### Objective
Look through the material below. Copy every line with the string "React" in it.

### Material
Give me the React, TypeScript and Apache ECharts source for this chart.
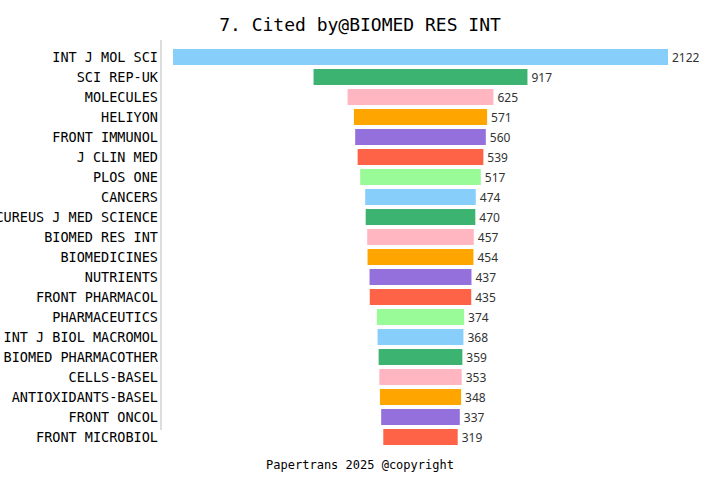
import React, { useEffect, useRef } from "react";
import * as echarts from "echarts";

const journals = [
  "INT J MOL SCI", "SCI REP-UK", "MOLECULES", "HELIYON", "FRONT IMMUNOL",
  "J CLIN MED", "PLOS ONE", "CANCERS", "CUREUS J MED SCIENCE", "BIOMED RES INT",
  "BIOMEDICINES", "NUTRIENTS", "FRONT PHARMACOL", "PHARMACEUTICS", "INT J BIOL MACROMOL",
  "BIOMED PHARMACOTHER", "CELLS-BASEL", "ANTIOXIDANTS-BASEL", "FRONT ONCOL", "FRONT MICROBIOL",
];
const citations = [2122, 917, 625, 571, 560, 539, 517, 474, 470, 457, 454, 437, 435, 374, 368, 359, 353, 348, 337, 319];
const palette = ["#87CEFA", "#3CB371", "#FFB6C1", "#FFA500", "#9370DB", "#FF6347", "#98FB98"];

const maxVal = Math.max(...citations);
const pads = citations.map((v) => (maxVal - v) / 2);

export default function App() {
  const ref = useRef<HTMLDivElement>(null);
  useEffect(() => {
    const chart = echarts.init(ref.current!, null, { renderer: "svg" });
    chart.setOption({
      animation: false,
      backgroundColor: "#fff",
      title: {
        text: "7. Cited by@BIOMED RES INT",
        left: "center",
        top: 10,
        textStyle: { fontFamily: "DejaVu Sans Mono", fontSize: 18, fontWeight: "normal", color: "#000" },
      },
      graphic: [
        { type: "line", shape: { x1: 161, y1: 40, x2: 161, y2: 430 }, style: { stroke: "#ddd", lineWidth: 2 } },
        {
          type: "text", left: "center", top: 459,
          style: { text: "Papertrans 2025 @copyright", font: "12px 'DejaVu Sans Mono'", fill: "#000" },
        },
      ],
      grid: { left: 173, width: 495, top: 47, height: 400, containLabel: false, outerBoundsMode: "none" },
      xAxis: { type: "value", min: 0, max: maxVal, show: false },
      yAxis: {
        type: "category",
        data: journals,
        inverse: true,
        offset: 13,
        axisLine: { show: false },
        axisTick: { show: false },
        axisLabel: { margin: 2, fontFamily: "DejaVu Sans Mono", fontSize: 13.5, color: "#000" },
      },
      series: [
        {
          type: "bar", stack: "s", data: pads, barWidth: 16,
          itemStyle: { color: "transparent" }, silent: true,
        },
        {
          type: "bar", stack: "s", barWidth: 16,
          data: citations.map((v, i) => ({ value: v, itemStyle: { color: palette[i % palette.length] } })),
          label: {
            show: true, position: "right", distance: 4,
            fontFamily: "Noto Sans", fontSize: 12, color: "#333",
          },
        },
      ],
    });
    return () => chart.dispose();
  }, []);
  return <div ref={ref} style={{ position: "absolute", left: 0, top: 0, width: 720, height: 480 }} />;
}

### Expected answer
Give me the React, TypeScript and Apache ECharts source for this chart.
import React, { useEffect, useRef } from "react";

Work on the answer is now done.